You have the right to appeal a denial. The appeal process varies by jurisdiction but generally involves filing a written protest or grievance with a local review board — often called a board of equalization or assessment review board — within a set number of days after the denial notice. Some areas also allow you to escalate to a court proceeding if the administrative appeal is unsuccessful. The denial notice itself should include the deadline and instructions for filing an appeal, so read it carefully and act quickly.

Renewal and Cancellation

In many jurisdictions, you only need to file for the homestead exemption once. The exemption automatically renews each year as long as you continue to own and occupy the home as your primary residence. Some areas, however, require annual renewal filings or periodic reaffirmation, so check your county’s rules.

If you move out of the home — whether you sell it, rent it out, or simply relocate to another residence — you are generally required to notify the county tax office that you no longer qualify. Failing to cancel an exemption you are no longer entitled to can trigger penalties. Many jurisdictions require written notification before a specific date, often early in the tax year following your move. When you purchase a new home in a different county or state, you will need to file a new homestead exemption application there and cancel the old one.

Special Ownership Situations

Property Held in a Trust

If your home is held in a revocable living trust, you can still qualify for a homestead exemption in most jurisdictions — as long as you are the beneficiary and you live in the home as your primary residence. You will typically need to submit a copy of the trust agreement along with your application so the county can verify the trust terms. Requirements for property in an irrevocable trust are stricter and vary more widely, so check with your local office if this applies to you.

Renting Part of Your Home

Renting out a portion of your homestead or using part of the home for business may affect your exemption. Some jurisdictions allow a partial exemption covering only the portion of the home you use as your personal residence, while others may disqualify the property entirely if any part is rented. If you rent rooms, operate a short-term rental, or run a home-based business, contact your county assessor to understand how it affects your eligibility before you file.

Penalties for Fraudulent Claims

Claiming a homestead exemption on a property that is not your primary residence — or claiming exemptions on multiple properties — is treated seriously.
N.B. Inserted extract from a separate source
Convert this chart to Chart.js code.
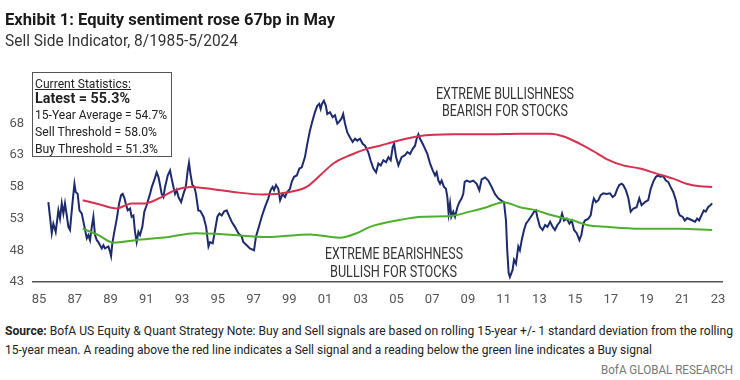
<!DOCTYPE html>
<html><head><meta charset="utf-8">
<script src="https://cdn.jsdelivr.net/npm/chart.js@4.4.1/dist/chart.umd.min.js"></script>
<style>
html,body{margin:0;padding:0;background:#fff;}
#wrap{position:relative;width:740px;height:380px;overflow:hidden;background:#fff;font-family:Roboto,"Open Sans",sans-serif;color:#222;}
#cv{position:absolute;left:0;top:0;}
.t{position:absolute;white-space:nowrap;line-height:1;transform-origin:0 0;}
#stats{position:absolute;left:32px;top:72px;width:140px;height:85px;border:1.5px solid #555;box-sizing:border-box;}
.ann{color:#333;font-size:16px;}
</style></head><body>
<div id="wrap">
<canvas id="cv" width="740" height="310" style="width:740px;height:310px"></canvas>
<div class="t" data-w="330" style="left:5px;top:12px;font-size:16.5px;font-weight:bold;color:#1a1a1a">Exhibit 1: Equity sentiment rose 67bp in May</div>
<div class="t" data-w="233" style="left:5px;top:33px;font-size:16px;color:#333">Sell Side Indicator, 8/1985-5/2024</div>
<div id="stats"></div>
<div class="t" data-w="96" style="left:35px;top:77.5px;font-size:12.5px;text-decoration:underline;">Current Statistics:</div>
<div class="t" data-w="95" style="left:35px;top:91px;font-size:14px;font-weight:bold;">Latest = 55.3%</div>
<div class="t" data-w="132" style="left:35px;top:108.5px;font-size:12.5px;">15-Year Average = 54.7%</div>
<div class="t" data-w="122" style="left:35px;top:125.5px;font-size:12.5px;">Sell Threshold = 58.0%</div>
<div class="t" data-w="123" style="left:35px;top:142.5px;font-size:12.5px;">Buy Threshold = 51.3%</div>
<div class="t ann" data-w="138" style="left:436px;top:86px;">EXTREME BULLISHNESS</div>
<div class="t ann" data-w="126" style="left:442px;top:103px;">BEARISH FOR STOCKS</div>
<div class="t ann" data-w="138" style="left:325px;top:246px;">EXTREME BEARISHNESS</div>
<div class="t ann" data-w="127" style="left:330px;top:264px;">BULLISH FOR STOCKS</div>
<div class="t" data-w="728" style="left:5px;top:325px;font-size:12.5px;color:#222"><b>Source:</b> BofA US Equity &amp; Quant Strategy Note: Buy and Sell signals are based on rolling 15-year +/- 1 standard deviation from the rolling</div>
<div class="t" data-w="647" style="left:5px;top:344px;font-size:12.5px;color:#222">15-year mean. A reading above the red line indicates a Sell signal and a reading below the green line indicates a Buy signal</div>
<div class="t" data-w="132" style="left:601px;top:364px;font-size:12.5px;color:#777">BofA GLOBAL RESEARCH</div>
</div>
<script>
// Sell Side Indicator (%), dates in decimal years as read on the chart's axis
const blueDates = [1985.52,1985.71,1985.80,1985.93,1986.08,1986.17,1986.27,1986.36,1986.45,1986.55,1986.64,1986.73,1986.83,1986.92,1986.98,1987.05,1987.16,1987.26,1987.39,1987.54,1987.67,1987.76,1987.85,1987.95,1988.04,1988.13,1988.23,1988.32,1988.41,1988.51,1988.60,1988.69,1988.88,1988.97,1989.03,1989.10,1989.21,1989.35,1989.48,1989.59,1989.68,1989.78,1989.85,1989.96,1990.09,1990.18,1990.28,1990.37,1990.46,1990.56,1990.65,1990.78,1990.89,1991.02,1991.21,1991.31,1991.45,1991.58,1991.68,1991.77,1991.86,1991.96,1992.05,1992.20,1992.33,1992.42,1992.52,1992.61,1992.70,1992.80,1992.95,1993.08,1993.21,1993.32,1993.39,1993.47,1993.58,1993.69,1993.78,1993.91,1994.03,1994.20,1994.35,1994.48,1994.57,1994.72,1994.85,1994.98,1995.09,1995.22,1995.35,1995.50,1995.65,1995.78,1995.96,1996.15,1996.34,1996.43,1996.62,1996.80,1997.03,1997.14,1997.33,1997.46,1997.64,1997.83,1997.96,1998.07,1998.15,1998.26,1998.39,1998.49,1998.63,1998.76,1998.89,1999.04,1999.14,1999.27,1999.42,1999.57,1999.70,1999.88,2000.01,2000.16,2000.31,2000.44,2000.57,2000.68,2000.76,2000.83,2000.94,2001.05,2001.13,2001.28,2001.43,2001.56,2001.69,2001.80,2001.93,2002.02,2002.12,2002.25,2002.40,2002.55,2002.68,2002.81,2002.96,2003.11,2003.24,2003.42,2003.55,2003.71,2003.86,2003.99,2004.12,2004.27,2004.42,2004.55,2004.68,2004.79,2004.87,2004.98,2005.11,2005.29,2005.48,2005.61,2005.76,2005.91,2006.04,2006.13,2006.23,2006.32,2006.47,2006.60,2006.73,2006.88,2007.03,2007.16,2007.25,2007.35,2007.44,2007.53,2007.66,2007.77,2007.85,2007.92,2008.00,2008.07,2008.18,2008.28,2008.41,2008.52,2008.65,2008.74,2008.82,2008.93,2009.11,2009.30,2009.49,2009.64,2009.77,2009.96,2010.14,2010.33,2010.51,2010.70,2010.89,2011.02,2011.13,2011.20,2011.28,2011.35,2011.50,2011.58,2011.69,2011.82,2011.91,2012.01,2012.14,2012.25,2012.38,2012.57,2012.70,2012.81,2012.88,2013.03,2013.18,2013.32,2013.45,2013.60,2013.74,2013.87,2014.01,2014.15,2014.27,2014.38,2014.53,2014.68,2014.81,2014.94,2015.09,2015.24,2015.35,2015.46,2015.55,2015.74,2015.87,2015.98,2016.05,2016.17,2016.30,2016.43,2016.58,2016.76,2016.95,2017.10,2017.23,2017.36,2017.47,2017.60,2017.69,2017.84,2017.98,2018.11,2018.26,2018.44,2018.59,2018.72,2018.91,2019.09,2019.23,2019.37,2019.52,2019.65,2019.78,2019.93,2020.08,2020.21,2020.34,2020.49,2020.64,2020.77,2020.86,2021.01,2021.14,2021.27,2021.42,2021.57,2021.71,2021.83,2021.94,2022.07,2022.20,2022.31,2022.44,2022.57,2022.67];
const blueValues = [55.6,50.7,52.2,50.9,54.3,53.0,55.4,53.8,55.4,53.5,51.7,51.2,54.3,56.9,58.5,57.2,56.9,54.3,53.8,51.7,49.9,50.4,49.6,51.7,53.3,50.4,49.6,49.3,48.8,48.3,48.8,48.3,48.6,47.8,47.1,49.1,50.9,53.0,55.4,56.7,56.9,56.2,55.4,54.3,54.6,53.3,53.5,50.9,49.3,50.9,50.4,51.7,54.1,55.1,56.9,58.0,59.1,60.3,59.6,58.3,56.9,56.4,58.0,59.8,60.6,59.3,58.0,56.9,57.5,56.4,55.6,56.9,58.0,60.6,61.8,60.1,58.3,58.0,56.9,54.3,54.2,53.3,51.7,48.6,49.3,49.1,51.2,53.3,53.8,53.5,54.1,54.3,53.3,52.5,51.7,50.7,50.2,49.3,48.8,48.3,48.0,50.2,52.0,53.3,54.8,56.2,57.5,58.0,57.5,58.3,57.7,55.9,56.9,56.4,57.2,57.7,58.8,59.6,59.8,60.9,61.1,62.7,64.8,66.9,68.5,69.8,70.8,71.1,70.3,71.1,71.6,70.8,69.5,69.8,69.0,69.3,68.0,68.3,68.8,69.5,68.0,66.6,65.8,65.1,65.6,65.3,65.6,64.8,64.5,63.5,62.2,60.9,60.3,61.7,61.4,62.2,61.9,62.7,62.2,64.3,64.8,62.7,61.4,62.7,63.0,63.5,63.2,64.0,64.5,65.6,66.3,65.6,64.8,64.0,63.2,61.7,60.6,59.8,60.3,59.0,58.5,59.0,58.0,57.7,56.4,53.8,55.4,53.3,54.1,53.3,54.8,55.6,56.2,56.9,58.8,59.0,58.8,59.0,58.5,57.5,59.2,59.5,59.0,58.0,56.9,56.2,55.8,55.6,52.7,48.0,44.4,43.8,44.9,46.5,45.9,48.6,48.0,49.6,51.2,52.2,52.7,53.5,54.1,54.3,53.3,51.7,51.2,52.0,51.7,52.5,51.7,51.2,52.0,52.5,53.8,52.7,53.0,52.2,52.7,51.2,50.7,49.6,50.4,52.2,52.7,53.0,53.5,55.4,56.2,55.6,55.9,56.7,57.0,56.9,57.0,56.4,56.7,57.7,58.3,58.5,58.3,57.5,56.2,54.1,54.6,54.8,56.2,55.1,55.6,55.9,57.7,58.8,59.6,59.8,59.6,59.7,59.0,58.8,58.0,57.2,55.9,54.1,53.5,53.3,52.7,53.1,52.9,52.7,52.5,53.0,52.7,53.5,54.3,54.1,54.8,55.1,55.4];
// Sell threshold (rolling 15-yr mean + 1 sd), red
const sellDates = [1987.44,1988.30,1989.35,1990.18,1990.93,1991.86,1992.61,1993.54,1994.83,1995.87,1997.55,1999.04,1999.97,2000.72,2001.47,2002.40,2003.33,2004.08,2004.82,2006.23,2008.18,2010.05,2011.91,2013.59,2014.32,2015.27,2016.23,2016.76,2017.69,2018.63,2019.56,2020.49,2021.23,2021.98,2022.67];
const sellValues = [55.9,55.3,54.6,55.4,55.4,56.4,57.5,58.0,57.6,57.2,56.8,57.2,58.0,59.8,61.7,63.0,64.0,64.5,65.1,66.0,66.3,66.3,66.4,66.4,66.0,64.8,63.3,62.4,61.4,60.9,60.1,59.3,58.5,58.1,58.0];
// Buy threshold (rolling 15-yr mean - 1 sd), green
const buyDates = [1987.44,1988.32,1989.16,1990.37,1992.24,1993.73,1994.85,1995.87,1997.74,2000.16,2001.84,2002.77,2003.52,2005.01,2006.50,2008.00,2009.11,2010.05,2010.98,2011.91,2012.85,2013.59,2014.90,2015.65,2016.76,2018.63,2020.86,2022.67];
const buyValues = [51.4,50.4,49.2,49.6,50.1,50.7,50.6,50.4,50.1,50.5,50.0,50.7,51.7,52.7,53.3,53.4,54.1,54.8,55.6,54.8,54.3,53.6,52.7,52.0,51.7,51.4,51.4,51.2];
// Axis ticks
const xTickYears = [1985,1987,1989,1991,1993,1995,1997,1999,2001,2003,2005,2007,2009,2011,2013,2015,2017,2019,2021,2023];
const yTicks = [43,48,53,58,63,68];

// Fit text widths to the reference (condensed look)
document.querySelectorAll('[data-w]').forEach(el => {
  const w = el.getBoundingClientRect().width;
  if (w > 0) el.style.transform = 'scaleX(' + (parseFloat(el.dataset.w) / w) + ')';
});

const FONT = 'Roboto, "Open Sans", sans-serif';
const pts = (xs, ys) => xs.map((x, i) => ({x, y: ys[i]}));

new Chart(document.getElementById('cv').getContext('2d'), {
  type: 'line',
  data: { datasets: [
    { label: 'Sell threshold', data: pts(sellDates, sellValues), borderColor: '#d7304f', borderWidth: 2, pointRadius: 0, cubicInterpolationMode: 'monotone' },
    { label: 'Buy threshold', data: pts(buyDates, buyValues), borderColor: '#4db02c', borderWidth: 2, pointRadius: 0, cubicInterpolationMode: 'monotone' },
    { label: 'Sell Side Indicator', data: pts(blueDates, blueValues), borderColor: '#1c2b6e', borderWidth: 2, pointRadius: 0, tension: 0 }
  ]},
  options: {
    responsive: false, animation: false,
    layout: { padding: { top: 95, right: 18, left: 0, bottom: 0 } },
    plugins: { legend: { display: false }, tooltip: { enabled: false } },
    scales: {
      x: {
        type: 'linear', min: 1984.66, max: 2023.22,
        afterBuildTicks: s => { s.ticks = xTickYears.map(v => ({ value: v })); },
        afterFit: s => { s.height = 28; },
        ticks: { autoSkip: false, maxRotation: 0, padding: 10, color: '#555', font: { family: FONT, size: 13 },
                 callback: v => String(v).slice(2) },
        grid: { drawOnChartArea: false, drawTicks: false },
        border: { display: true, color: '#555', width: 1.5 }
      },
      y: {
        min: 43, max: 72.5,
        afterBuildTicks: s => { s.ticks = yTicks.map(v => ({ value: v })); },
        afterFit: s => { s.width = 33; },
        ticks: { padding: 9, color: '#555', font: { family: FONT, size: 13 } },
        grid: { drawOnChartArea: false, drawTicks: false },
        border: { display: false }
      }
    }
  }
});
</script>
</body></html>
Jurisdictions that discover fraudulent claims typically require you to repay all of the taxes you avoided, plus substantial penalties and interest. Some areas impose penalties as high as 50 percent of the unpaid taxes on top of back taxes and interest charges going back several years. In severe cases, a false claim filed under penalty of perjury can lead to criminal fraud charges.

The most common way counties detect fraudulent claims is by cross-referencing Social Security numbers and property records across jurisdictions. If you are claiming an exemption on a home you no longer live in — even unintentionally — contact your county office to cancel the exemption and avoid escalating penalties.